In a move intended to give Americans greater control over their medical information, the Trump administration announced broad new rules on Monday that will allow people for the first time to use apps of their choice to retrieve data like their blood test results directly from their health providers.

The Department of Health and Human Services said the new system was intended to make it as easy for people to manage their health care on smartphones as it is for them to use apps to manage their finances.

Enabling people to access their medical records via mobile apps represents a major milestone for patient rights, even as it may heighten risks to patient privacy.

Prominent organizations like the American Medical Association have warned that, without accompanying federal safeguards in place, the new rules could expose people who share their diagnoses and other intimate medical details with consumer apps to serious data abuses.

Although Americans have had the legal right to obtain a copy of their personal health information for two decades, many people face obstacles in getting that data from providers.

Some physicians still require patients to pick up computer disks — or even photocopies — of their records in person. Some medical centers use online portals that offer access to basic health data, like immunizations, but often do not include information like doctors’ consultation notes that might help patients better understand their conditions and track their progress.

The new rules are intended to shift that power imbalance toward the patient.

They will require health providers to send a core set of medical data directly to third-party apps, like Apple’s Health Records, after a patient has authorized the information exchange. In addition to lab test results and vital signs, the data will include clinical notes about a patient’s surgeries, hospital stays, imaging tests and pathology results.

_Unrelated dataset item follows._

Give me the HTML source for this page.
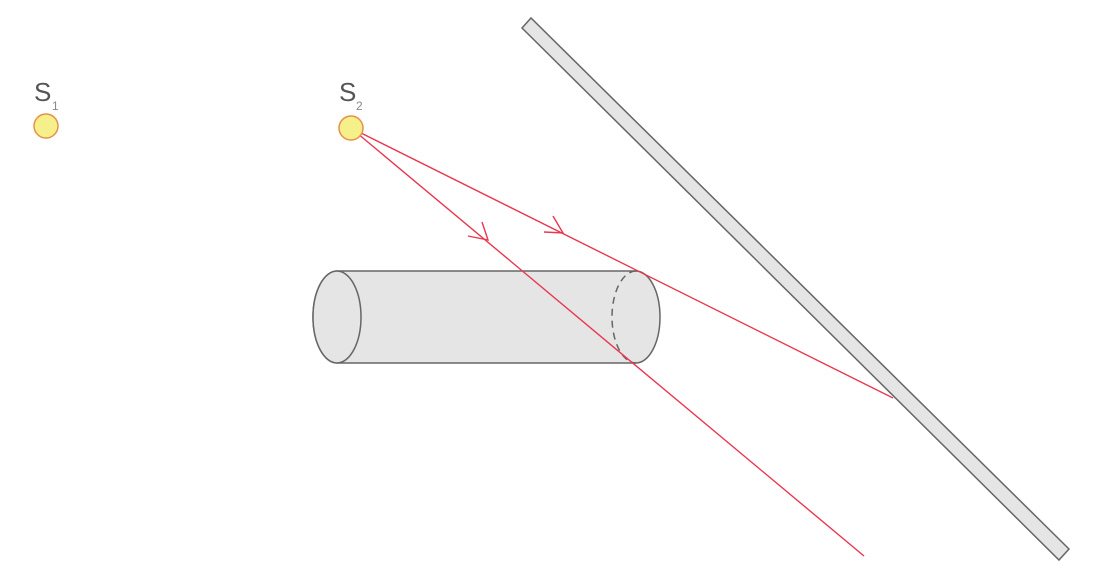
<!DOCTYPE html>
<html><head><style>
html,body{margin:0;padding:0;background:#fff;}
svg{display:block;}
</style></head><body>
<svg width="1095" height="577" viewBox="0 0 1095 577" xmlns="http://www.w3.org/2000/svg">
<polygon points="522,28 531,18 1069,549 1059,560" fill="#e5e5e5" stroke="#666" stroke-width="1.5"/>
<path d="M337,271 L636,271 A24,46 0 0 1 636,363 L337,363 A24,46 0 0 1 337,271 Z" fill="#e5e5e5" stroke="#666" stroke-width="1.5"/>
<ellipse cx="337" cy="317" rx="24" ry="46" fill="#e5e5e5" stroke="#666" stroke-width="1.5"/>
<path d="M636,271 A24,46 0 0 0 636,363" fill="none" stroke="#666" stroke-width="1.5" stroke-dasharray="7,5"/>
<g stroke="#e8384f" stroke-width="1.4" fill="none">
<line x1="351" y1="128" x2="864" y2="556"/>
<line x1="351" y1="128" x2="893" y2="398"/>
<polyline points="482,222 488,240 468,236"/>
<polyline points="553,216 563,233 544,232"/>
</g>
<circle cx="46" cy="126" r="12" fill="#f5f08a" stroke="#e8904a" stroke-width="1.5"/>
<circle cx="351" cy="128" r="12" fill="#f5f08a" stroke="#e8904a" stroke-width="1.5"/>
<text x="34" y="101" font-family="Liberation Sans, sans-serif" font-size="26" fill="#555">S</text>
<text x="52" y="110" font-family="Liberation Sans, sans-serif" font-size="12" fill="#888">1</text>
<text x="339" y="101" font-family="Liberation Sans, sans-serif" font-size="26" fill="#555">S</text>
<text x="356" y="110" font-family="Liberation Sans, sans-serif" font-size="12" fill="#888">2</text>
</svg>
</body></html>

Dr. Don Rucker, the federal health department’s national coordinator for health information technology said allowing people to access their medical data through consumer apps would give them more detailed insights into their health and greater choices over their health care. He compared it to ride-hailing apps like Uber and Lyft that let consumers make pricing choices in advance, gauge the arrival times of their drivers and follow maps of the routes they’re traveling.

“We as patients have not gotten really anywhere near the benefits from modern computing that we could or should get,” Dr. Rucker said. “The ability of smartphones to take the care with you, to be continuous, to be engaging, is going to allow totally different ways of thinking about chronic illness.”

Health regulators are opening patient access to their medical records against a backdrop of a virtual gold rush for Americans’ health data by hundreds of players, including tech giants, analytics start-ups and pharmaceutical companies. So many entities have access to Americans’ medical records — including identifiable medical data and pseudonymous files that track people by I.D. codes — that it can seem easier for third parties to acquire patient data than patients themselves.

Dozens of professional medical organizations and health industry groups have pushed back against the rules, warning that people who share sensitive medical record details — such as data on depression, cancer or sexual health — with apps could face major privacy invasions.

That is because federal privacy protections, which limit how health providers and insurers may use and share medical records, no longer apply once patients transfer their data to consumer apps.

“App frequently do not provide patients with clear terms of how that data will be used — licensing patients’ data for marketing purposes, leasing or lending aggregated personal information to third parties, or outright selling it,” Dr. James L. Madara, the chief executive of the American Medical Association, wrote in public comments to health regulators last year. “These practices jeopardize patient privacy, commoditize an individual’s most sensitive information, and threaten patient willingness to utilize technology to manage their health.”

Dr. Rucker, the health department’s technology coordinator, said that when patients initiate the data-sharing process with apps, their providers will inform them about the data transfer and be able to communicate privacy risks.